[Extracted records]

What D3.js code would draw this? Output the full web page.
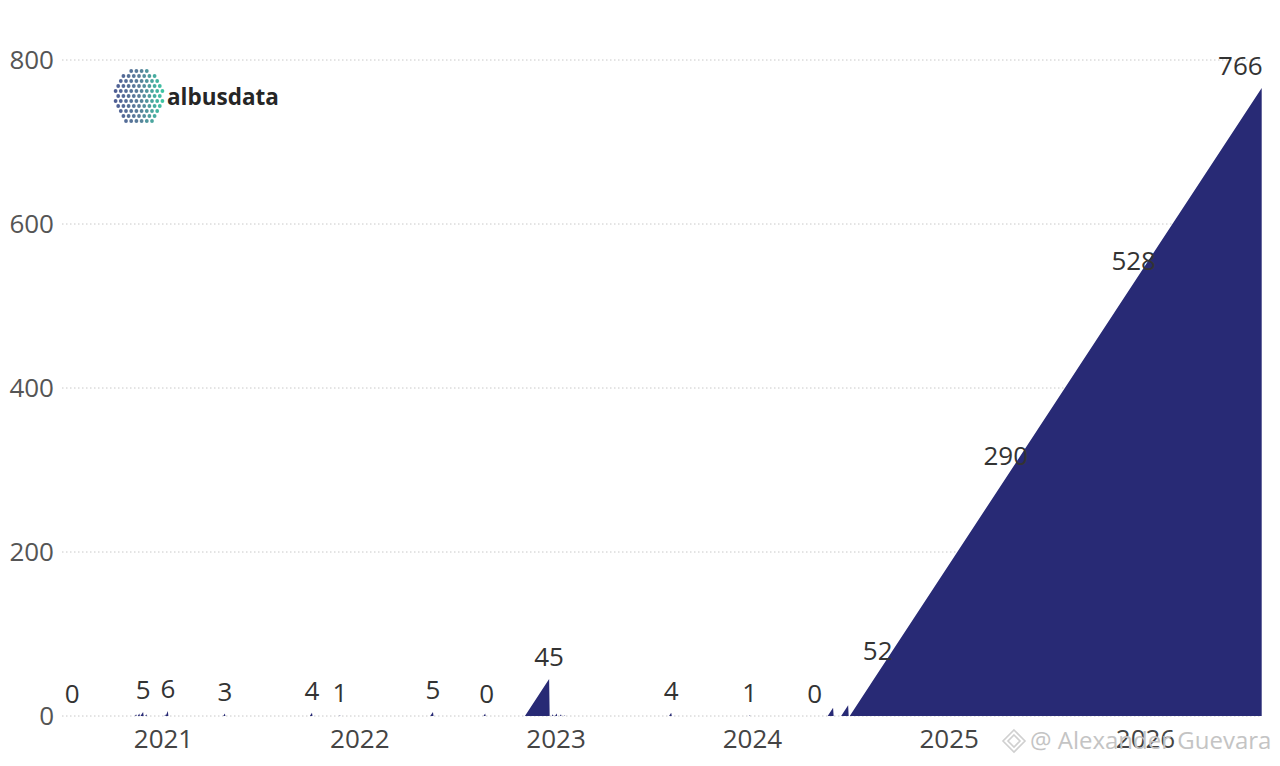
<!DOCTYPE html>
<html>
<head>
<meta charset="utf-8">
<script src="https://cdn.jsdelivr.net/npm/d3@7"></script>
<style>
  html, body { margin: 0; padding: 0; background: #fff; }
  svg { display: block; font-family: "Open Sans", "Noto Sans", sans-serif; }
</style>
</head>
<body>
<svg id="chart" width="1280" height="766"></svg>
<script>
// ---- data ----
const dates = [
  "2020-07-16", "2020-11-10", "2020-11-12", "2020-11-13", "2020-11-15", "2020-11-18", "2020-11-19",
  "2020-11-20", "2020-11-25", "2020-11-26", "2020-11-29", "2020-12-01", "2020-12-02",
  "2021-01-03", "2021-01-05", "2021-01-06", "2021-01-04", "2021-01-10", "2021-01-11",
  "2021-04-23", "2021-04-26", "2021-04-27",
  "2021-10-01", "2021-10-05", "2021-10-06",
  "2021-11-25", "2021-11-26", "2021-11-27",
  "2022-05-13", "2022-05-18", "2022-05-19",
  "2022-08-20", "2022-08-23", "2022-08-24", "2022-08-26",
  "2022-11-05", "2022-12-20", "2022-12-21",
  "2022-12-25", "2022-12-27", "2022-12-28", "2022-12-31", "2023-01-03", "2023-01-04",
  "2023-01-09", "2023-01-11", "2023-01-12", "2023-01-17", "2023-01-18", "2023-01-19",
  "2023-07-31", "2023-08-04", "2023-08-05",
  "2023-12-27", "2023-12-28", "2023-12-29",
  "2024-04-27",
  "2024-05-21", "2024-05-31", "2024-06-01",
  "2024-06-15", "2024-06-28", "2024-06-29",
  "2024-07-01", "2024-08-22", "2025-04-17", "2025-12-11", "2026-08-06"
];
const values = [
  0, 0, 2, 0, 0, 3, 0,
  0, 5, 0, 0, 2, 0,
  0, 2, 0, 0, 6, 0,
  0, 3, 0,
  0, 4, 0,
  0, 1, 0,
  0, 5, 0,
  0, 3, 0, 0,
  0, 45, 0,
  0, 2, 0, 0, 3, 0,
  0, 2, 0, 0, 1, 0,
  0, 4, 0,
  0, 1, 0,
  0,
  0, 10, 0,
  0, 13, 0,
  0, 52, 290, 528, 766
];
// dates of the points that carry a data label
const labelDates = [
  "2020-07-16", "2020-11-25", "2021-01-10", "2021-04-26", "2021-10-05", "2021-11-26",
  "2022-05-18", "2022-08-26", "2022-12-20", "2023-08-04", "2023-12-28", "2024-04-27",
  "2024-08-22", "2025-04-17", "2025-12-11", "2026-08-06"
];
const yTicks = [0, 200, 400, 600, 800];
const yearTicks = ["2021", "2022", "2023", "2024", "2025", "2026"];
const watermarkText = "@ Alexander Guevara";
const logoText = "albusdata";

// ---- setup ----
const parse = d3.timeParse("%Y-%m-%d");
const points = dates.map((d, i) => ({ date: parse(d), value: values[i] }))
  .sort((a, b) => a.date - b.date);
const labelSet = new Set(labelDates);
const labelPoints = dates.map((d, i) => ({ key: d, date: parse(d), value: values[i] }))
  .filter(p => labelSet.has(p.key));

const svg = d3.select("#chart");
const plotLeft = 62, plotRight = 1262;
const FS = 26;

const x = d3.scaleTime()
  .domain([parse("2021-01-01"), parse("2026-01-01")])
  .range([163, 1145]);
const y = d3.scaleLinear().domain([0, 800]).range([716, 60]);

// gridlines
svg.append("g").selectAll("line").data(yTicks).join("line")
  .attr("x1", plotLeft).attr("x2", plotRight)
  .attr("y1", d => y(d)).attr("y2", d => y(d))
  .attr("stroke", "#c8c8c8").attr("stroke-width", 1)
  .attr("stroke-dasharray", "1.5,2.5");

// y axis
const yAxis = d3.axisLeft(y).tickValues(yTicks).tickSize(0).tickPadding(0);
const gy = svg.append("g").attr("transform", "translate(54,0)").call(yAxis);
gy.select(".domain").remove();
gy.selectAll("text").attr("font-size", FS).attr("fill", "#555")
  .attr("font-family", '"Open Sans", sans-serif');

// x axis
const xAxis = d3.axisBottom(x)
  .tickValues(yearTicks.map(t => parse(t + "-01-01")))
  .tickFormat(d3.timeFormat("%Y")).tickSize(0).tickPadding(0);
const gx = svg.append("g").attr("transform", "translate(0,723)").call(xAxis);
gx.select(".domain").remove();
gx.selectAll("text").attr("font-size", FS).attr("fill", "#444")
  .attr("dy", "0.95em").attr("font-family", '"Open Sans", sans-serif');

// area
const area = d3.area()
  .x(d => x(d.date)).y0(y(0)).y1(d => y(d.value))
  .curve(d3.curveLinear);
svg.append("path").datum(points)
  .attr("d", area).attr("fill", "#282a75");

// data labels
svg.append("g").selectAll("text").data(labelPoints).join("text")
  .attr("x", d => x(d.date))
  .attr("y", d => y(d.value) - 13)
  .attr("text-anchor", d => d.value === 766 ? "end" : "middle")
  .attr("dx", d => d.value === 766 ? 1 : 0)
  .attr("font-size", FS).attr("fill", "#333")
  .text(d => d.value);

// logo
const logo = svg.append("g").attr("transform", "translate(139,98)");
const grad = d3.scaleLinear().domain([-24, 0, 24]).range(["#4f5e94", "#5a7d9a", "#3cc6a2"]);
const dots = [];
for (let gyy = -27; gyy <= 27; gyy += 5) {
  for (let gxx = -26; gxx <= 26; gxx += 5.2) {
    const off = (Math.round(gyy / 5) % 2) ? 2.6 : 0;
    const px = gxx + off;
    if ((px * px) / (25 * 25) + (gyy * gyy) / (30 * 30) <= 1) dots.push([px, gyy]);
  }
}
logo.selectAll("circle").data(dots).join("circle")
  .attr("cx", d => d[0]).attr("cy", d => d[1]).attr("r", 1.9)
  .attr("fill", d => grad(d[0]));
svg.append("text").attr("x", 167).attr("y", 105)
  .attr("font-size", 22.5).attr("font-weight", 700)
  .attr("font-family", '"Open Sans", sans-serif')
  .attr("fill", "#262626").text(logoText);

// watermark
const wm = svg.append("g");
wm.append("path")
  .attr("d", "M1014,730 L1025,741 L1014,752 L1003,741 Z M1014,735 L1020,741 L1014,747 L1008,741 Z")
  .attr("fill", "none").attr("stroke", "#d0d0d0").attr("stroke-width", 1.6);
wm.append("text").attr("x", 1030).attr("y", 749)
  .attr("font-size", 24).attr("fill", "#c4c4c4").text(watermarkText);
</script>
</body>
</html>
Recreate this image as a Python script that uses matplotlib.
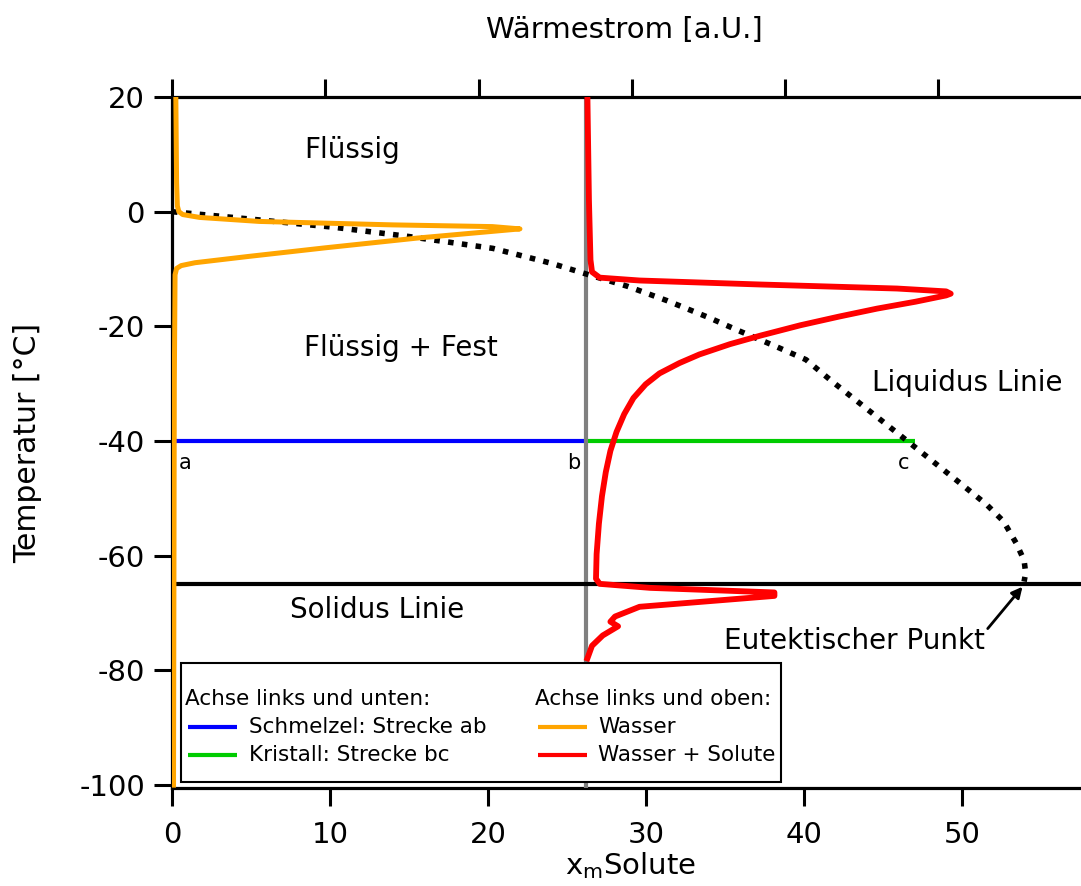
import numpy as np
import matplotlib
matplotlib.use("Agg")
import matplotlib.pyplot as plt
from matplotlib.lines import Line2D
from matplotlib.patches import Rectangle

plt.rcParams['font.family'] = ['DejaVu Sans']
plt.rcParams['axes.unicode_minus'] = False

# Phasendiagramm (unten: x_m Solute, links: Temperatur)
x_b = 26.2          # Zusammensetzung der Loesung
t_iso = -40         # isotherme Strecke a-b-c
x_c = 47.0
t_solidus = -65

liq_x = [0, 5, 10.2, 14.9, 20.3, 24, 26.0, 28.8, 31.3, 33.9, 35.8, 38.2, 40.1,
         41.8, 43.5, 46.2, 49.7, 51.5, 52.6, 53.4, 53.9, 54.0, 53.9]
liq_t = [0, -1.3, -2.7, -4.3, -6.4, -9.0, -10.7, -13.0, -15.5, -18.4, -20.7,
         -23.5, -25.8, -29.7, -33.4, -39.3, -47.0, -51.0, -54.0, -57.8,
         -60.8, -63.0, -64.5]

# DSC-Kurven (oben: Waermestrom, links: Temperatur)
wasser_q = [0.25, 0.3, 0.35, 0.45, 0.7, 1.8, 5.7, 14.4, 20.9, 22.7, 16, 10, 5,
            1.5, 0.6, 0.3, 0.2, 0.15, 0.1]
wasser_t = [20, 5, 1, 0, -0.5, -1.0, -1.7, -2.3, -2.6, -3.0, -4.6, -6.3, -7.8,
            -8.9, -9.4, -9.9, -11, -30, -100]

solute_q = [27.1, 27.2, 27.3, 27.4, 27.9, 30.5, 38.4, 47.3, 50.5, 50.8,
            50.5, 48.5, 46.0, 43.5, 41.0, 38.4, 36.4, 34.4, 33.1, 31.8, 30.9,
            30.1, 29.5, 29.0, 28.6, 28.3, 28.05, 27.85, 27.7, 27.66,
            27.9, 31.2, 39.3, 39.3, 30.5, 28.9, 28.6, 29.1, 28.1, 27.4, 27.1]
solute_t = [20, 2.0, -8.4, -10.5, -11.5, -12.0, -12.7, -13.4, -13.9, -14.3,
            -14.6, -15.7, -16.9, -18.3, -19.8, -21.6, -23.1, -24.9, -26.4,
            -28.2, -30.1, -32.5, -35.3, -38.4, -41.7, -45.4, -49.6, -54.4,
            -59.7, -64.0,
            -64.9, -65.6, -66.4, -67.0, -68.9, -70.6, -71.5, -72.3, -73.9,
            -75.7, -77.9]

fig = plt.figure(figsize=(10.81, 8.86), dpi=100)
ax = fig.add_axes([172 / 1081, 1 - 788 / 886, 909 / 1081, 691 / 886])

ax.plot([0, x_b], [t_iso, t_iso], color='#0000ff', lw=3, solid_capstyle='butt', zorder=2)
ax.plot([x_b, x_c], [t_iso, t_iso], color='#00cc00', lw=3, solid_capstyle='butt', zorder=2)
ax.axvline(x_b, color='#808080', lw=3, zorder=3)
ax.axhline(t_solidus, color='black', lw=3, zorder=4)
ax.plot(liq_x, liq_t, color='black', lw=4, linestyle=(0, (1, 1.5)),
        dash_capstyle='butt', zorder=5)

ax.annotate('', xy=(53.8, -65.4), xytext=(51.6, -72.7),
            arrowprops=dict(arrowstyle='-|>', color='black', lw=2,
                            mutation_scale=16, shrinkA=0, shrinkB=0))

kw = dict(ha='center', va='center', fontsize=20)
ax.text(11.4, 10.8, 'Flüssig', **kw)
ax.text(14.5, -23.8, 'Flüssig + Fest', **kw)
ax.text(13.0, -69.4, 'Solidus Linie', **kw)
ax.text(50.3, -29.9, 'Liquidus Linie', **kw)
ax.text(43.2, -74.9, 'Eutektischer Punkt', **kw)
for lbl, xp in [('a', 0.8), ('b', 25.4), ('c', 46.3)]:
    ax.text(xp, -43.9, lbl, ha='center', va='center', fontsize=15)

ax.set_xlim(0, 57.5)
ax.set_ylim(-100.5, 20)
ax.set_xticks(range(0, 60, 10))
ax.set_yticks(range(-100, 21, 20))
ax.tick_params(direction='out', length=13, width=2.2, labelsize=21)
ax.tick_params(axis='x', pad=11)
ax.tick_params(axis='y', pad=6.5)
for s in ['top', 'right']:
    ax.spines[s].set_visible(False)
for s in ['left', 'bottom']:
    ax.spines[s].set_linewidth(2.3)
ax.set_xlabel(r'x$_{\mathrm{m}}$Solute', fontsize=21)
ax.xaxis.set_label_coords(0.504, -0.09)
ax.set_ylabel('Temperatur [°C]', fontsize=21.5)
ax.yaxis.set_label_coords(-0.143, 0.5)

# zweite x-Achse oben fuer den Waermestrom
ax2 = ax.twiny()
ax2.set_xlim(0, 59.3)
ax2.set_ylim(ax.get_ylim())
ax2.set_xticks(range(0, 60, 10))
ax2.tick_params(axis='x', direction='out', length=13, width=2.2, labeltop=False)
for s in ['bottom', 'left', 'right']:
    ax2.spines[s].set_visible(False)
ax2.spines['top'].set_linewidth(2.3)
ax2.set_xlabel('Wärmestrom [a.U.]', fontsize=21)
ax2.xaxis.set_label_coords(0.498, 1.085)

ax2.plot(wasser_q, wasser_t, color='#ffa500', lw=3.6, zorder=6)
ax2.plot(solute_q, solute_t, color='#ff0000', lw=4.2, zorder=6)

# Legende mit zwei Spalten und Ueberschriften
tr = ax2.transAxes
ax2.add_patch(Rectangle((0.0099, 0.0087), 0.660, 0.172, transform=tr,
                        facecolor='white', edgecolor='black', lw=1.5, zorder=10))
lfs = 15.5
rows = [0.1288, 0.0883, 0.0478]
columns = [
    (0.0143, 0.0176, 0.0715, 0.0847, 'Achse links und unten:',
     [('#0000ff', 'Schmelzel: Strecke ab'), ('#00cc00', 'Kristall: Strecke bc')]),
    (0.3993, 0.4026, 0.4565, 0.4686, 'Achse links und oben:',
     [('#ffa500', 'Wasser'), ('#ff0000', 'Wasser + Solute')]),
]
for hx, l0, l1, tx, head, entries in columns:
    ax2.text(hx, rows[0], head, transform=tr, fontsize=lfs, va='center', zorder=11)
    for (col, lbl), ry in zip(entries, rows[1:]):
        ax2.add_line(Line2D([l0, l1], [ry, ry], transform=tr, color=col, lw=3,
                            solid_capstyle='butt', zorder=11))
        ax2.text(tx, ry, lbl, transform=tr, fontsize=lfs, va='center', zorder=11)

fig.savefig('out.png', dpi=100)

* Stated problem *
Starting at the line containing "Recreate this image" and stopping after the line containing "-60.8, -63.0, -64.5]", give the lines again exactly and leave out every image.

* Solution *
Recreate this image as a Python script that uses matplotlib.
import numpy as np
import matplotlib
matplotlib.use("Agg")
import matplotlib.pyplot as plt
from matplotlib.lines import Line2D
from matplotlib.patches import Rectangle

plt.rcParams['font.family'] = ['DejaVu Sans']
plt.rcParams['axes.unicode_minus'] = False

# Phasendiagramm (unten: x_m Solute, links: Temperatur)
x_b = 26.2          # Zusammensetzung der Loesung
t_iso = -40         # isotherme Strecke a-b-c
x_c = 47.0
t_solidus = -65

liq_x = [0, 5, 10.2, 14.9, 20.3, 24, 26.0, 28.8, 31.3, 33.9, 35.8, 38.2, 40.1,
         41.8, 43.5, 46.2, 49.7, 51.5, 52.6, 53.4, 53.9, 54.0, 53.9]
liq_t = [0, -1.3, -2.7, -4.3, -6.4, -9.0, -10.7, -13.0, -15.5, -18.4, -20.7,
         -23.5, -25.8, -29.7, -33.4, -39.3, -47.0, -51.0, -54.0, -57.8,
         -60.8, -63.0, -64.5]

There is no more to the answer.